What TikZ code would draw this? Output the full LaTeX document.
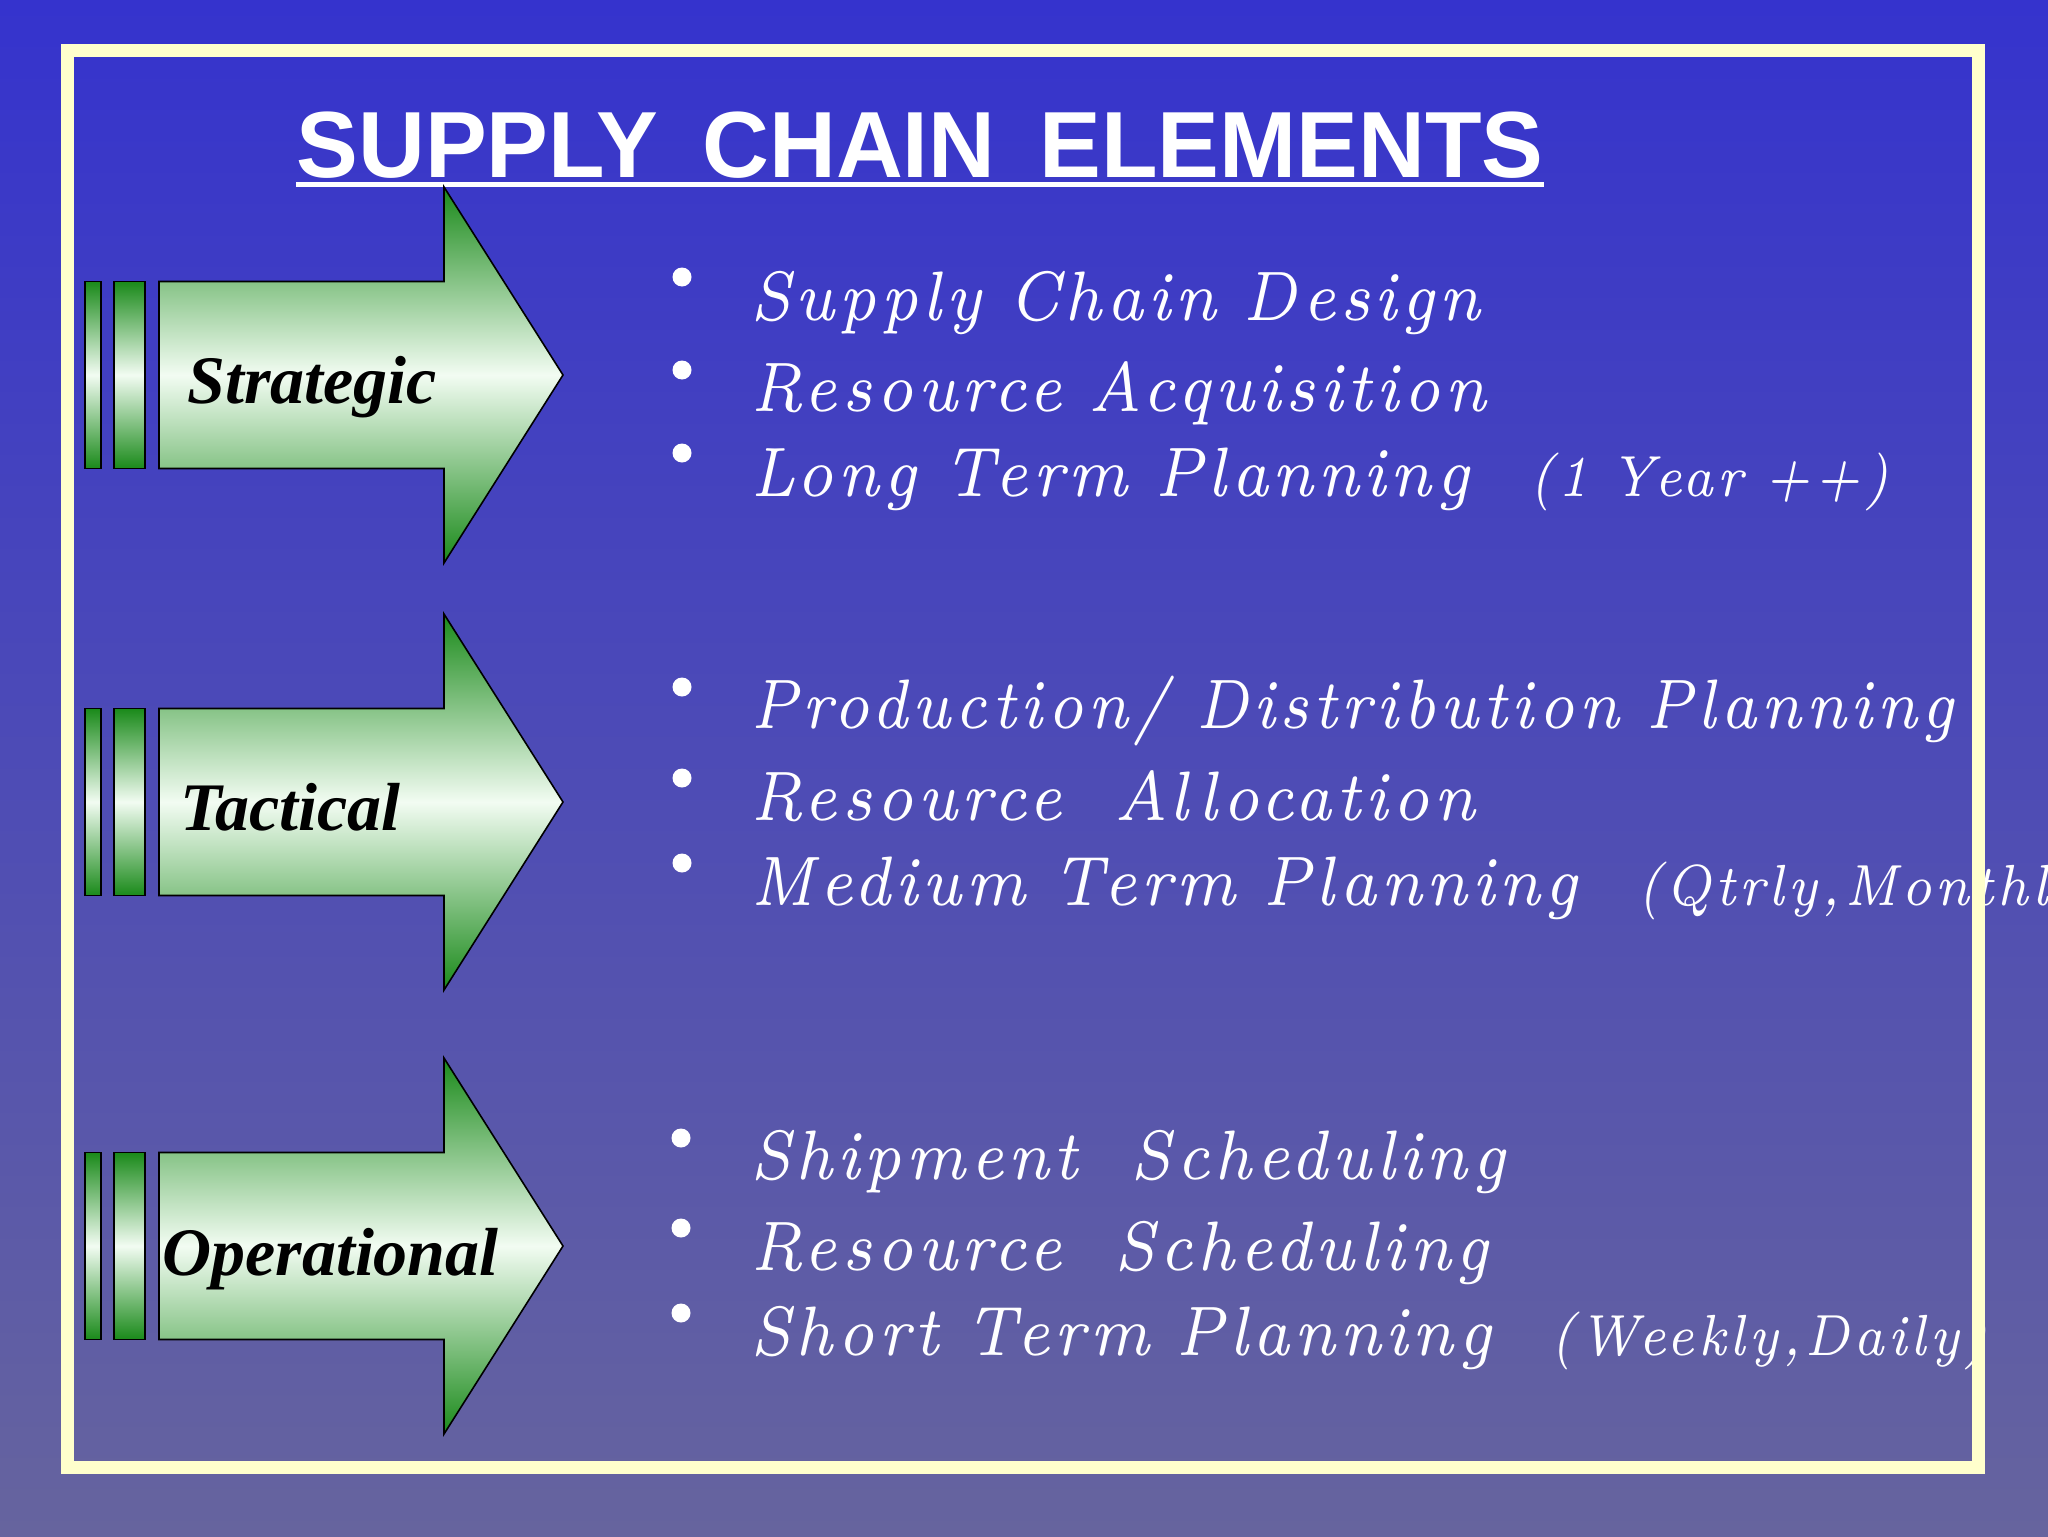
\documentclass[tikz,border=0pt]{standalone}
\usepackage{fontspec}
\usepackage{xcolor}
\usetikzlibrary{positioning}
\newfontfamily\titlefont[FakeStretch=0.985]{Liberation Sans}
\newfontfamily\levelfont{Liberation Serif}
\newfontfamily\itemfont[FakeStretch=0.89, LetterSpace=6, WordSpace=0.85]{lmroman7-italic.otf}
\newfontfamily\itemfontnarrow[FakeStretch=0.87, LetterSpace=6, WordSpace=0.85]{lmroman7-italic.otf}
\definecolor{bgtop}{RGB}{53,51,205}
\definecolor{bgbottom}{RGB}{102,100,158}
\definecolor{framecream}{RGB}{255,255,204}
\definecolor{arrowgreen}{RGB}{26,138,26}
\definecolor{arrowlight}{RGB}{242,252,242}

\begin{document}
\begin{tikzpicture}[x=0.5pt, y=-0.5pt,
    arrowfill/.style={draw=black, line width=0.8pt, top color=arrowgreen, bottom color=arrowgreen, middle color=arrowlight},
    levellabel/.style={anchor=base west, inner sep=0pt, font=\levelfont\bfseries\itshape\fontsize{34}{40}\selectfont},
    itemtext/.style={anchor=base west, inner sep=0pt, text=white, font=\itemfont\fontsize{35}{40}\selectfont},
    periodtext/.style={anchor=base west, inner sep=0pt, text=white, font=\itemfont\fontsize{29}{32}\selectfont},
    bulletdot/.style={circle, fill=white, inner sep=0pt, minimum size=9.5pt},
    frameline/.style={draw=framecream, line width=6.5pt}]
    \useasboundingbox (0,0) rectangle (2048,1536);
    \clip (0,0) rectangle (2048,1536);
    % background
    \fill[top color=bgtop, bottom color=bgbottom] (0,0) rectangle (2048,1536);

    % title
    \node (title) [anchor=base west, inner sep=0pt, text=white, font=\titlefont\bfseries\fontsize{47}{52}\selectfont] at (296,177) {SUPPLY\hspace{22pt}CHAIN\hspace{22pt}ELEMENTS};
    \fill[white] ([yshift=-2.5pt]title.base west) rectangle ([yshift=-5pt]title.base east);

    % arrows with bars
    \foreach \yc in {375,802,1246} {
        \draw[arrowfill] (85,\yc-93.5) rectangle (101,\yc+93.5);
        \draw[arrowfill] (114,\yc-93.5) rectangle (145,\yc+93.5);
        \draw[arrowfill] (159,\yc-93.5) -- (444,\yc-93.5) -- (444,\yc-188)
            -- (563,\yc) -- (444,\yc+188) -- (444,\yc+93.5) -- (159,\yc+93.5) -- cycle;
    }
    \node (strategic) [levellabel] at (187,403) {Strategic};
    \node (tactical) [levellabel] at (180,830) {Tactical};
    \node (operational) [levellabel] at (162,1275) {Operational};

    % strategic items
    \node (b1) [bulletdot] at (682,277) {};
    \node (b2) [bulletdot] at (682,370) {};
    \node (b3) [bulletdot] at (682,453) {};
    \node (design) [itemtext] at (750,320) {Supply Chain Design};
    \node (acquire) [itemtext] at (750,411) {Resource Acquisition};
    \node (longterm) [itemtext] at (750,496) {Long Term Planning};
    \node (longnote) [periodtext, right=58 of longterm.base east, anchor=base west] {(1 Year ++)};

    % tactical items
    \node (b4) [bulletdot] at (682,687) {};
    \node (b5) [bulletdot] at (682,778) {};
    \node (b6) [bulletdot] at (682,863) {};
    \node (prodplan) [itemtext, font=\itemfontnarrow\fontsize{35}{40}\selectfont] at (750,728) {Production/ Distribution Planning};
    \node (alloc) [itemtext] at (750,820) {Resource\ \ Allocation};
    \node (midterm) [itemtext] at (750,905) {Medium Term Planning};
    \node (midnote) [periodtext, right=58 of midterm.base east, anchor=base west] {(Qtrly,Monthly)};

    % operational items
    \node (b7) [bulletdot] at (681,1138) {};
    \node (b8) [bulletdot] at (681,1228) {};
    \node (b9) [bulletdot] at (681,1313) {};
    \node (shipsched) [itemtext] at (750,1179) {Shipment\ \ Scheduling};
    \node (ressched) [itemtext] at (750,1270) {Resource\ \ Scheduling};
    \node (shortterm) [itemtext] at (750,1355) {Short Term Planning};
    \node (shortnote) [periodtext, right=58 of shortterm.base east, anchor=base west] {(Weekly,Daily)};

    % frame
    \draw[frameline] (67.5,50.5) rectangle (1978.5,1467.5);
\end{tikzpicture}
\end{document}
------------------------------------------------
Repeat the material above in full and exactly, omitting the pictures.

What TikZ code would draw this? Output the full LaTeX document.
\documentclass[tikz,border=0pt]{standalone}
\usepackage{fontspec}
\usepackage{xcolor}
\usetikzlibrary{positioning}
\newfontfamily\titlefont[FakeStretch=0.985]{Liberation Sans}
\newfontfamily\levelfont{Liberation Serif}
\newfontfamily\itemfont[FakeStretch=0.89, LetterSpace=6, WordSpace=0.85]{lmroman7-italic.otf}
\newfontfamily\itemfontnarrow[FakeStretch=0.87, LetterSpace=6, WordSpace=0.85]{lmroman7-italic.otf}
\definecolor{bgtop}{RGB}{53,51,205}
\definecolor{bgbottom}{RGB}{102,100,158}
\definecolor{framecream}{RGB}{255,255,204}
\definecolor{arrowgreen}{RGB}{26,138,26}
\definecolor{arrowlight}{RGB}{242,252,242}

\begin{document}
\begin{tikzpicture}[x=0.5pt, y=-0.5pt,
    arrowfill/.style={draw=black, line width=0.8pt, top color=arrowgreen, bottom color=arrowgreen, middle color=arrowlight},
    levellabel/.style={anchor=base west, inner sep=0pt, font=\levelfont\bfseries\itshape\fontsize{34}{40}\selectfont},
    itemtext/.style={anchor=base west, inner sep=0pt, text=white, font=\itemfont\fontsize{35}{40}\selectfont},
    periodtext/.style={anchor=base west, inner sep=0pt, text=white, font=\itemfont\fontsize{29}{32}\selectfont},
    bulletdot/.style={circle, fill=white, inner sep=0pt, minimum size=9.5pt},
    frameline/.style={draw=framecream, line width=6.5pt}]
    \useasboundingbox (0,0) rectangle (2048,1536);
    \clip (0,0) rectangle (2048,1536);
    % background
    \fill[top color=bgtop, bottom color=bgbottom] (0,0) rectangle (2048,1536);

    % title
    \node (title) [anchor=base west, inner sep=0pt, text=white, font=\titlefont\bfseries\fontsize{47}{52}\selectfont] at (296,177) {SUPPLY\hspace{22pt}CHAIN\hspace{22pt}ELEMENTS};
    \fill[white] ([yshift=-2.5pt]title.base west) rectangle ([yshift=-5pt]title.base east);

    % arrows with bars
    \foreach \yc in {375,802,1246} {
        \draw[arrowfill] (85,\yc-93.5) rectangle (101,\yc+93.5);
        \draw[arrowfill] (114,\yc-93.5) rectangle (145,\yc+93.5);
        \draw[arrowfill] (159,\yc-93.5) -- (444,\yc-93.5) -- (444,\yc-188)
            -- (563,\yc) -- (444,\yc+188) -- (444,\yc+93.5) -- (159,\yc+93.5) -- cycle;
    }
    \node (strategic) [levellabel] at (187,403) {Strategic};
    \node (tactical) [levellabel] at (180,830) {Tactical};
    \node (operational) [levellabel] at (162,1275) {Operational};

    % strategic items
    \node (b1) [bulletdot] at (682,277) {};
    \node (b2) [bulletdot] at (682,370) {};
    \node (b3) [bulletdot] at (682,453) {};
    \node (design) [itemtext] at (750,320) {Supply Chain Design};
    \node (acquire) [itemtext] at (750,411) {Resource Acquisition};
    \node (longterm) [itemtext] at (750,496) {Long Term Planning};
    \node (longnote) [periodtext, right=58 of longterm.base east, anchor=base west] {(1 Year ++)};

    % tactical items
    \node (b4) [bulletdot] at (682,687) {};
    \node (b5) [bulletdot] at (682,778) {};
    \node (b6) [bulletdot] at (682,863) {};
    \node (prodplan) [itemtext, font=\itemfontnarrow\fontsize{35}{40}\selectfont] at (750,728) {Production/ Distribution Planning};
    \node (alloc) [itemtext] at (750,820) {Resource\ \ Allocation};
    \node (midterm) [itemtext] at (750,905) {Medium Term Planning};
    \node (midnote) [periodtext, right=58 of midterm.base east, anchor=base west] {(Qtrly,Monthly)};

    % operational items
    \node (b7) [bulletdot] at (681,1138) {};
    \node (b8) [bulletdot] at (681,1228) {};
    \node (b9) [bulletdot] at (681,1313) {};
    \node (shipsched) [itemtext] at (750,1179) {Shipment\ \ Scheduling};
    \node (ressched) [itemtext] at (750,1270) {Resource\ \ Scheduling};
    \node (shortterm) [itemtext] at (750,1355) {Short Term Planning};
    \node (shortnote) [periodtext, right=58 of shortterm.base east, anchor=base west] {(Weekly,Daily)};

    % frame
    \draw[frameline] (67.5,50.5) rectangle (1978.5,1467.5);
\end{tikzpicture}
\end{document}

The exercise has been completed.